Abstract

Deficits in visual processing are well established in schizophrenia. However, there is conflicting evidence about whether these deficits start before the formation of percepts because visual processing studies in schizophrenia have typically examined the processing of consciously registered stimuli. In this study, we used nonconscious color priming to evaluate the very early visual processing stages in schizophrenia. Nonconscious and conscious color priming was assessed in 148 schizophrenia patients and 54 healthy control subjects. In both conditions, subjects identified the color of a ring preceded by a disk (prime) in the same color (congruent) or a different color (incongruent). The ring rendered the disk invisible in the nonconscious condition (SOA of 62.5 ms) or did not mask the disk (SOA of 200 ms) in the conscious condition.
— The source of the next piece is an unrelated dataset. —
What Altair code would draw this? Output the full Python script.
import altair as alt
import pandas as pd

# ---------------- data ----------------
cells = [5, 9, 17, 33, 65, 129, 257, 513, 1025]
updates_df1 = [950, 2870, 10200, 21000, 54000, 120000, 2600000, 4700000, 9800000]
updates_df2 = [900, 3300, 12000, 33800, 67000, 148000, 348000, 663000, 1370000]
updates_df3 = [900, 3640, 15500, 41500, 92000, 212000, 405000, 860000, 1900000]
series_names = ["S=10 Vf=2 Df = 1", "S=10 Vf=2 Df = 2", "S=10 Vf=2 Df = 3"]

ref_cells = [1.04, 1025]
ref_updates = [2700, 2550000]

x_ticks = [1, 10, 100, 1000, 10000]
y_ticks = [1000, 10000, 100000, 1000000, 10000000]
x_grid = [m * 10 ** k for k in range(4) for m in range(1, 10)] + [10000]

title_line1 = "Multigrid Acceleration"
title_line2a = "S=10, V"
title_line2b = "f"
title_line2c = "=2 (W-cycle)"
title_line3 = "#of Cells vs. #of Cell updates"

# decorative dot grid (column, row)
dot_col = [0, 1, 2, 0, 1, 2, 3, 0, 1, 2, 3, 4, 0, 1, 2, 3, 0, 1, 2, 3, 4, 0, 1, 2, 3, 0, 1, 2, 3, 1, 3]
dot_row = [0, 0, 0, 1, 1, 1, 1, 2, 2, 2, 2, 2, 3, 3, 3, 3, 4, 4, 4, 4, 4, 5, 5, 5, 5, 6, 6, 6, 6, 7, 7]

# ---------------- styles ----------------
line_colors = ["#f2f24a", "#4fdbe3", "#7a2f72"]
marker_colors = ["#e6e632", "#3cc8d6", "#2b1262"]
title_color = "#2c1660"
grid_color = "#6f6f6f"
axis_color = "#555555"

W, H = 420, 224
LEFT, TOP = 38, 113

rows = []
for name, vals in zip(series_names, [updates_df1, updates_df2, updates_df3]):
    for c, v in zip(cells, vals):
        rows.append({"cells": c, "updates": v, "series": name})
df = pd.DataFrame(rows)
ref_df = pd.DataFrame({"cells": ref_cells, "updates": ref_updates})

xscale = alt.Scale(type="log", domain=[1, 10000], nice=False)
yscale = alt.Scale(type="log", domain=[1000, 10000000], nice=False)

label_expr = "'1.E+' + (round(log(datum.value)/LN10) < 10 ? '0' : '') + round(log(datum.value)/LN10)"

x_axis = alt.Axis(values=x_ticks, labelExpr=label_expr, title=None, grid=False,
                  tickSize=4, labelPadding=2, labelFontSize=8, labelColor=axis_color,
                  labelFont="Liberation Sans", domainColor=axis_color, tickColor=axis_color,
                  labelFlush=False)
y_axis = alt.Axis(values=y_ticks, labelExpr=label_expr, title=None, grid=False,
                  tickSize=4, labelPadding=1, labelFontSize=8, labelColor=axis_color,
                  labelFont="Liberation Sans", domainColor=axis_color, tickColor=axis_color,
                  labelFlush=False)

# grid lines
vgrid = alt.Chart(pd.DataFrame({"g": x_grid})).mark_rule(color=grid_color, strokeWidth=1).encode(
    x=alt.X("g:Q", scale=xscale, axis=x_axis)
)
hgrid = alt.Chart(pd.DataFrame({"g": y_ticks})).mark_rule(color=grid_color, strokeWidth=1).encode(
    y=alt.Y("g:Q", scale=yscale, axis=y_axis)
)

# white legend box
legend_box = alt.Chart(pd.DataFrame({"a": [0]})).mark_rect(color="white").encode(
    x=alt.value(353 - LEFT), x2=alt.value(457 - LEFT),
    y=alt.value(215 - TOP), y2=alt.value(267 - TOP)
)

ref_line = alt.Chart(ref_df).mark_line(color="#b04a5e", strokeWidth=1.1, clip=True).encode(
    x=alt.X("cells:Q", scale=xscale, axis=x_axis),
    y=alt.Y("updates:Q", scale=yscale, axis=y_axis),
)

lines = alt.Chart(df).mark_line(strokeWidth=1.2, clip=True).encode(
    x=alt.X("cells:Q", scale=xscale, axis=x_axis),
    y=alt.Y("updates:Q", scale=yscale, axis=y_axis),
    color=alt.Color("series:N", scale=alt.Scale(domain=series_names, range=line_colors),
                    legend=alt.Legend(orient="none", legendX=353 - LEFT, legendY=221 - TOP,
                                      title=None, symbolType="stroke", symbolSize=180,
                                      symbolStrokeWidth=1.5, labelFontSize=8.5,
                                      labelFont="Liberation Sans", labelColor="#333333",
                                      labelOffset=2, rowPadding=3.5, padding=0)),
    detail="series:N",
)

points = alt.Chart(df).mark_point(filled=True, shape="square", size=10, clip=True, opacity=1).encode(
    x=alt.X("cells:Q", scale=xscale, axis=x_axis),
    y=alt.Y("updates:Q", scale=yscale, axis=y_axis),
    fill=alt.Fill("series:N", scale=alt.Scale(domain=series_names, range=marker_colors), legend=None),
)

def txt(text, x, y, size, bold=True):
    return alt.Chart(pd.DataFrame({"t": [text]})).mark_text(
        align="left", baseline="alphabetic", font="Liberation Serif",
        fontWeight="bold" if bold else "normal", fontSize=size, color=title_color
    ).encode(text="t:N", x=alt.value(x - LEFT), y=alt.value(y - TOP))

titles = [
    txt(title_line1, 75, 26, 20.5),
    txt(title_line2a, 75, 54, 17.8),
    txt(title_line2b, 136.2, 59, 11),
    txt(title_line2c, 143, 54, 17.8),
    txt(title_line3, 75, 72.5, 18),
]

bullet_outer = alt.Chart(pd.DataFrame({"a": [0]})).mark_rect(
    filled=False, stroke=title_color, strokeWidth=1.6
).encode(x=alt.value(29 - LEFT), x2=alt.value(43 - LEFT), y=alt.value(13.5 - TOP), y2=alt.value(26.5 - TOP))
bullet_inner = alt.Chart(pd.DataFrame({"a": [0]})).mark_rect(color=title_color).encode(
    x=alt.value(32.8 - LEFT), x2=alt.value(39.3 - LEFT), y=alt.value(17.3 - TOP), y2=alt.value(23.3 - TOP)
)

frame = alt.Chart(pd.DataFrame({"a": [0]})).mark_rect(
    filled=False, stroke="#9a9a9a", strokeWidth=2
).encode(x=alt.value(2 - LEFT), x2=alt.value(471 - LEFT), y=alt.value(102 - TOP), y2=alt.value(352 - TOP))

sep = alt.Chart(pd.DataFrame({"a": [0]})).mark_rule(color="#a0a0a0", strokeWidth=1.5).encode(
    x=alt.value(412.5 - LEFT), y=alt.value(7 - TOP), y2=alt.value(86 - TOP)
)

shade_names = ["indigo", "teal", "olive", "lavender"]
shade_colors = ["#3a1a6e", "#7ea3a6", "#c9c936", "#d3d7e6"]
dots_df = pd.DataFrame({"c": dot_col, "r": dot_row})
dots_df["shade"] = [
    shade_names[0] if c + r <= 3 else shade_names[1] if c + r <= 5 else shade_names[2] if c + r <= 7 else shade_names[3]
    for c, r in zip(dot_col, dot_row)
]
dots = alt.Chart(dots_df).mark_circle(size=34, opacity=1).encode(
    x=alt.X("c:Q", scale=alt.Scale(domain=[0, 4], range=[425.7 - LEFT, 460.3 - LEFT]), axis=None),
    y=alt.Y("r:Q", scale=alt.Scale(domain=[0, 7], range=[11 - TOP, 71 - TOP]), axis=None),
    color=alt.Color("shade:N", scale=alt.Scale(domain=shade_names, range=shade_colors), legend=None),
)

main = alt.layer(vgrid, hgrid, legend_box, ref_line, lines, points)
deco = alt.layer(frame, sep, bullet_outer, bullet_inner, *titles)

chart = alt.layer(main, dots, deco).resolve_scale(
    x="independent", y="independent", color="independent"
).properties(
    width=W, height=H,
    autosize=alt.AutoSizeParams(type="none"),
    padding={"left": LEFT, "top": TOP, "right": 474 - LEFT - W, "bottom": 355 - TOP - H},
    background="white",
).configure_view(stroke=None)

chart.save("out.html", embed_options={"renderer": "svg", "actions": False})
Schizophrenia patients exhibited a color priming effect (longer reaction times in the incongruent vs. congruent trials) that was similar to healthy controls in both the nonconscious and conscious priming conditions. Healthy controls had a significantly larger priming effect in the nonconscious vs. conscious condition, but patients did not show a significant difference in priming effects between the two conditions. Our results indicate that schizophrenia patients do not have deficits at the nonconscious, pre-perceptual stages of visual processing, suggesting that the feed forward sweep of information processing (from retina to V1) might be intact in schizophrenia. These results imply that the well-documented visual processing deficits in this illness likely occur at later, percept-dependent stages of processing.